Input rows
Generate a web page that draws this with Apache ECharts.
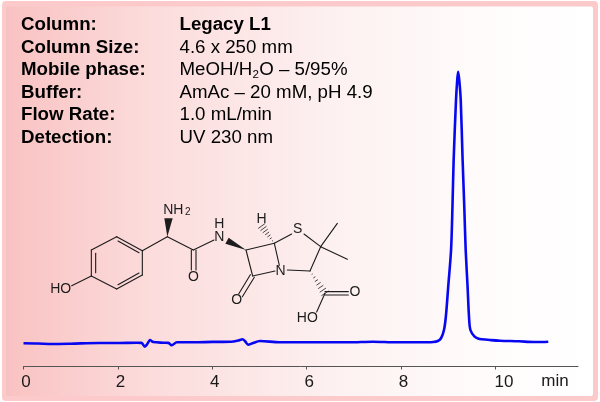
<!DOCTYPE html>
<html><head><meta charset="utf-8">
<style>html,body{margin:0;padding:0;background:#fff}#c{width:600px;height:402px}</style>
<script src="https://cdn.jsdelivr.net/npm/echarts@6/dist/echarts.min.js"></script>
</head><body><div id="c"></div>
<script>
const tickLabels = [0,2,4,6,8,10];
const infoLabels = ['Column:','Column Size:','Mobile phase:','Buffer:','Flow Rate:','Detection:'];
const infoValues = ['Legacy L1','4.6 x 250 mm','','AmAc – 20 mM, pH 4.9','1.0 mL/min','UV 230 nm'];
const times = [0,0.3,0.6,1.0,1.6,2.0,2.4,2.5,2.57,2.63,2.68,2.75,2.97,3.07,3.14,3.25,3.6,4.0,4.4,4.55,4.64,4.7,4.76,4.85,5.01,5.43,5.86,6.4,6.9,7.4,7.9,8.4,8.68,8.78,8.85,8.91,8.95,9.0,9.06,9.09,9.115,9.165,9.19,9.21,9.235,9.265,9.305,9.34,9.37,9.41,9.44,9.47,9.56,9.63,9.71,9.9,10.1,10.5,10.82,11.0,11.12];
const signal = [23.2,23,22.5,22.8,23.5,23.5,23.8,23.6,19.8,23,26.5,24.5,23.8,23.6,21.2,24.2,24.2,24.6,24.8,26,27.2,25,21.8,23.2,25.5,24.2,24.2,24.3,24.2,24.8,24.2,24.2,24.5,25.5,28.5,36.5,50,80,116.5,160,206.5,266.5,286,294.7,286,266.5,206.5,160,116.5,80,50,36.5,29.8,28,27.2,26.4,25.8,25.2,24.5,24.5,24.8];

// Structure drawing of the molecule, in a local 3x space
const mol = { ox:30, oy:190, k:1/3 };
const bonds = [
 [[260,140],[337,182]],[[337,182],[337,255]],[[337,255],[260,297]],[[260,297],[184,258]],[[184,258],[184,180]],[[184,180],[260,140]],
 [[264,153],[327,188]],[[327,249],[264,284]],[[197,190],[197,248]],
 [[125,287],[184,258]],[[337,182],[412,140]],[[412,140],[490,180]],
 [[484,180],[484,240]],[[498,180],[498,240]],[[490,180],[552,150]],
 [[648,180],[733,160]],[[648,180],[668,258]],[[668,258],[735,243]],[[733,160],[748,226]],
 [[661,254],[626,312]],[[673,262],[637,320]],
 [[733,160],[785,132]],[[822,132],[872,170]],[[872,170],[922,100]],[[872,170],[952,208]],[[872,170],[840,243]],[[772,240],[840,243]],
 [[885,305],[955,305]],[[885,315],[955,315]],[[885,310],[860,366]]
];
const wedges = [ [[412,140],[403,85],[428,85]], [[648,180],[586,161],[596,143]] ];
const hashes = [ [[733,160],[695,108]], [[840,243],[885,310]] ];
const atoms = [['HO',92,298],['NH',430,60],['H',568,103],['N',568,142],['H',695,87],['S',803,118],['N',752,243],['O',490,262],['O',620,330],['O',975,307],['HO',832,385]];

const px = p => [mol.ox+p[0]*mol.k, mol.oy+p[1]*mol.k];
const g = [];
g.push({type:'rect',z:-10,shape:{x:2,y:1,width:596,height:400,r:4},style:{fill:'#fccaca'},silent:true});
g.push({type:'rect',z:-9,shape:{x:6,y:6.5,width:587,height:389.5,r:2},silent:true,style:{fill:{type:'linear',x:0,y:0,x2:1,y2:0,colorStops:[
  {offset:0,color:'#f9c2c2'},{offset:0.25,color:'#fcdcdc'},{offset:0.55,color:'#fdf0f0'},{offset:0.8,color:'#fffbfb'},{offset:1,color:'#ffffff'}]}}});
const INK='#1c1c1c';
const FF='Liberation Sans', FS=18.7, BASE=25, STEP=22.5;
function txt(t,x,y,size,weight,fill,align){
  g.push({type:'text',z:10,x:x,y:y,silent:true,style:{text:t,fill:fill||'#000',fontFamily:FF,fontSize:size,fontWeight:weight||'normal',align:align||'left',verticalAlign:'middle'}});
}
infoLabels.forEach((t,i)=>txt(t,21,BASE+i*STEP,FS,'bold'));
infoValues.forEach((t,i)=>{ if(t) txt(t,179.5,BASE+i*STEP,FS,i===0?'bold':'normal'); });
// Mobile phase value with a subscript
txt('MeOH/H',179.5,BASE+2*STEP,FS);
txt('2',252.4,BASE+2*STEP+5,11.5);
txt('O – 5/95%',259.2,BASE+2*STEP,FS);

bonds.forEach(b=>{const a=px(b[0]),c=px(b[1]);g.push({type:'line',z:5,silent:true,shape:{x1:a[0],y1:a[1],x2:c[0],y2:c[1]},style:{stroke:INK,lineWidth:1.1,lineCap:'round'}});});
wedges.forEach(w=>g.push({type:'polygon',z:5,silent:true,shape:{points:w.map(px)},style:{fill:INK}}));
hashes.forEach(h=>{
  const a=h[0],b=h[1],n=7,dx=b[0]-a[0],dy=b[1]-a[1],L=Math.hypot(dx,dy);
  for(let i=1;i<=n;i++){const f=i/n,cx=a[0]+dx*f,cy=a[1]+dy*f,w=f*13,nx=-dy/L*w,ny=dx/L*w;
    const p=px([cx+nx,cy+ny]),q=px([cx-nx,cy-ny]);
    g.push({type:'line',z:5,silent:true,shape:{x1:p[0],y1:p[1],x2:q[0],y2:q[1]},style:{stroke:INK,lineWidth:0.8}});}
});
atoms.forEach(a=>{const p=px([a[1],a[2]]);txt(a[0],p[0],p[1],14,'normal',INK,'center');});
const p2=px([473,68]);txt('2',p2[0],p2[1],10,'normal',INK,'center');
txt('min',555,381,17,'normal','#1a1a1a','center');

const chart = echarts.init(document.getElementById('c'),null,{renderer:'canvas'});
chart.setOption({
  animation:false,
  graphic:{elements:g},
  grid:{left:23.5,right:22,top:66.5,bottom:35.5},
  xAxis:{type:'value',min:0,max:11.75,interval:2,
    axisLine:{show:true,onZero:false,lineStyle:{color:'#555',width:1}},
    axisTick:{show:true,length:3,customValues:tickLabels,lineStyle:{color:'#555',width:1}},
    splitLine:{show:false},
    axisLabel:{customValues:tickLabels,fontFamily:FF,fontSize:17,color:'#1a1a1a',margin:7,
      formatter:v=>v===10?'{w|10}':'{n|'+v+'}',
      rich:{n:{fontFamily:FF,fontSize:17,color:'#1a1a1a',padding:[0,0,0,5]},w:{fontFamily:FF,fontSize:17,color:'#1a1a1a',padding:[0,0,0,17]}}}},
  yAxis:{type:'value',min:0,max:300,show:false,splitLine:{show:false}},
  series:[{type:'line',data:times.map((t,i)=>[t,signal[i]]),showSymbol:false,smooth:0.3,
    lineStyle:{color:'#0808f0',width:2.6},clip:false}]
});
</script></body></html>
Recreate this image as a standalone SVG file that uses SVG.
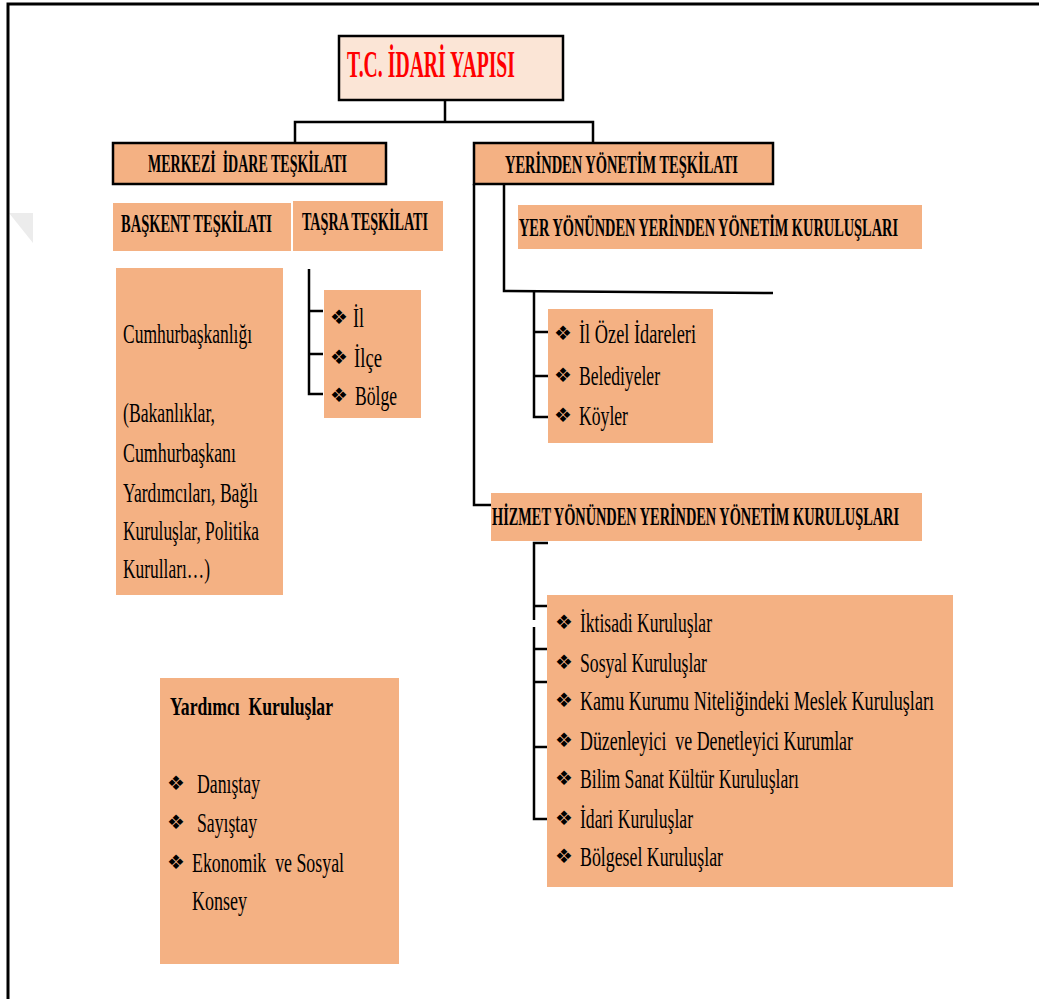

Task brief
Output every entry word for word, but omit the pictures.

Solution for this problem
Generate a web page that draws this with Apache ECharts.
<!DOCTYPE html>
<html><head><meta charset="utf-8">
<style>html,body{margin:0;padding:0;background:#fff}#c{width:600px;height:402px}</style>
<script src="https://cdn.jsdelivr.net/npm/echarts@6/dist/echarts.min.js"></script>
</head><body><div id="c"></div>
<script>
const tickLabels = [0,2,4,6,8,10];
const infoLabels = ['Column:','Column Size:','Mobile phase:','Buffer:','Flow Rate:','Detection:'];
const infoValues = ['Legacy L1','4.6 x 250 mm','','AmAc – 20 mM, pH 4.9','1.0 mL/min','UV 230 nm'];
const times = [0,0.3,0.6,1.0,1.6,2.0,2.4,2.5,2.57,2.63,2.68,2.75,2.97,3.07,3.14,3.25,3.6,4.0,4.4,4.55,4.64,4.7,4.76,4.85,5.01,5.43,5.86,6.4,6.9,7.4,7.9,8.4,8.68,8.78,8.85,8.91,8.95,9.0,9.06,9.09,9.115,9.165,9.19,9.21,9.235,9.265,9.305,9.34,9.37,9.41,9.44,9.47,9.56,9.63,9.71,9.9,10.1,10.5,10.82,11.0,11.12];
const signal = [23.2,23,22.5,22.8,23.5,23.5,23.8,23.6,19.8,23,26.5,24.5,23.8,23.6,21.2,24.2,24.2,24.6,24.8,26,27.2,25,21.8,23.2,25.5,24.2,24.2,24.3,24.2,24.8,24.2,24.2,24.5,25.5,28.5,36.5,50,80,116.5,160,206.5,266.5,286,294.7,286,266.5,206.5,160,116.5,80,50,36.5,29.8,28,27.2,26.4,25.8,25.2,24.5,24.5,24.8];

// Structure drawing of the molecule, in a local 3x space
const mol = { ox:30, oy:190, k:1/3 };
const bonds = [
 [[260,140],[337,182]],[[337,182],[337,255]],[[337,255],[260,297]],[[260,297],[184,258]],[[184,258],[184,180]],[[184,180],[260,140]],
 [[264,153],[327,188]],[[327,249],[264,284]],[[197,190],[197,248]],
 [[125,287],[184,258]],[[337,182],[412,140]],[[412,140],[490,180]],
 [[484,180],[484,240]],[[498,180],[498,240]],[[490,180],[552,150]],
 [[648,180],[733,160]],[[648,180],[668,258]],[[668,258],[735,243]],[[733,160],[748,226]],
 [[661,254],[626,312]],[[673,262],[637,320]],
 [[733,160],[785,132]],[[822,132],[872,170]],[[872,170],[922,100]],[[872,170],[952,208]],[[872,170],[840,243]],[[772,240],[840,243]],
 [[885,305],[955,305]],[[885,315],[955,315]],[[885,310],[860,366]]
];
const wedges = [ [[412,140],[403,85],[428,85]], [[648,180],[586,161],[596,143]] ];
const hashes = [ [[733,160],[695,108]], [[840,243],[885,310]] ];
const atoms = [['HO',92,298],['NH',430,60],['H',568,103],['N',568,142],['H',695,87],['S',803,118],['N',752,243],['O',490,262],['O',620,330],['O',975,307],['HO',832,385]];

const px = p => [mol.ox+p[0]*mol.k, mol.oy+p[1]*mol.k];
const g = [];
g.push({type:'rect',z:-10,shape:{x:2,y:1,width:596,height:400,r:4},style:{fill:'#fccaca'},silent:true});
g.push({type:'rect',z:-9,shape:{x:6,y:6.5,width:587,height:389.5,r:2},silent:true,style:{fill:{type:'linear',x:0,y:0,x2:1,y2:0,colorStops:[
  {offset:0,color:'#f9c2c2'},{offset:0.25,color:'#fcdcdc'},{offset:0.55,color:'#fdf0f0'},{offset:0.8,color:'#fffbfb'},{offset:1,color:'#ffffff'}]}}});
const INK='#1c1c1c';
const FF='Liberation Sans', FS=18.7, BASE=25, STEP=22.5;
function txt(t,x,y,size,weight,fill,align){
  g.push({type:'text',z:10,x:x,y:y,silent:true,style:{text:t,fill:fill||'#000',fontFamily:FF,fontSize:size,fontWeight:weight||'normal',align:align||'left',verticalAlign:'middle'}});
}
infoLabels.forEach((t,i)=>txt(t,21,BASE+i*STEP,FS,'bold'));
infoValues.forEach((t,i)=>{ if(t) txt(t,179.5,BASE+i*STEP,FS,i===0?'bold':'normal'); });
// Mobile phase value with a subscript
txt('MeOH/H',179.5,BASE+2*STEP,FS);
txt('2',252.4,BASE+2*STEP+5,11.5);
txt('O – 5/95%',259.2,BASE+2*STEP,FS);

bonds.forEach(b=>{const a=px(b[0]),c=px(b[1]);g.push({type:'line',z:5,silent:true,shape:{x1:a[0],y1:a[1],x2:c[0],y2:c[1]},style:{stroke:INK,lineWidth:1.1,lineCap:'round'}});});
wedges.forEach(w=>g.push({type:'polygon',z:5,silent:true,shape:{points:w.map(px)},style:{fill:INK}}));
hashes.forEach(h=>{
  const a=h[0],b=h[1],n=7,dx=b[0]-a[0],dy=b[1]-a[1],L=Math.hypot(dx,dy);
  for(let i=1;i<=n;i++){const f=i/n,cx=a[0]+dx*f,cy=a[1]+dy*f,w=f*13,nx=-dy/L*w,ny=dx/L*w;
    const p=px([cx+nx,cy+ny]),q=px([cx-nx,cy-ny]);
    g.push({type:'line',z:5,silent:true,shape:{x1:p[0],y1:p[1],x2:q[0],y2:q[1]},style:{stroke:INK,lineWidth:0.8}});}
});
atoms.forEach(a=>{const p=px([a[1],a[2]]);txt(a[0],p[0],p[1],14,'normal',INK,'center');});
const p2=px([473,68]);txt('2',p2[0],p2[1],10,'normal',INK,'center');
txt('min',555,381,17,'normal','#1a1a1a','center');

const chart = echarts.init(document.getElementById('c'),null,{renderer:'canvas'});
chart.setOption({
  animation:false,
  graphic:{elements:g},
  grid:{left:23.5,right:22,top:66.5,bottom:35.5},
  xAxis:{type:'value',min:0,max:11.75,interval:2,
    axisLine:{show:true,onZero:false,lineStyle:{color:'#555',width:1}},
    axisTick:{show:true,length:3,customValues:tickLabels,lineStyle:{color:'#555',width:1}},
    splitLine:{show:false},
    axisLabel:{customValues:tickLabels,fontFamily:FF,fontSize:17,color:'#1a1a1a',margin:7,
      formatter:v=>v===10?'{w|10}':'{n|'+v+'}',
      rich:{n:{fontFamily:FF,fontSize:17,color:'#1a1a1a',padding:[0,0,0,5]},w:{fontFamily:FF,fontSize:17,color:'#1a1a1a',padding:[0,0,0,17]}}}},
  yAxis:{type:'value',min:0,max:300,show:false,splitLine:{show:false}},
  series:[{type:'line',data:times.map((t,i)=>[t,signal[i]]),showSymbol:false,smooth:0.3,
    lineStyle:{color:'#0808f0',width:2.6},clip:false}]
});
</script></body></html>
Recreate this image as a standalone SVG file that uses SVG.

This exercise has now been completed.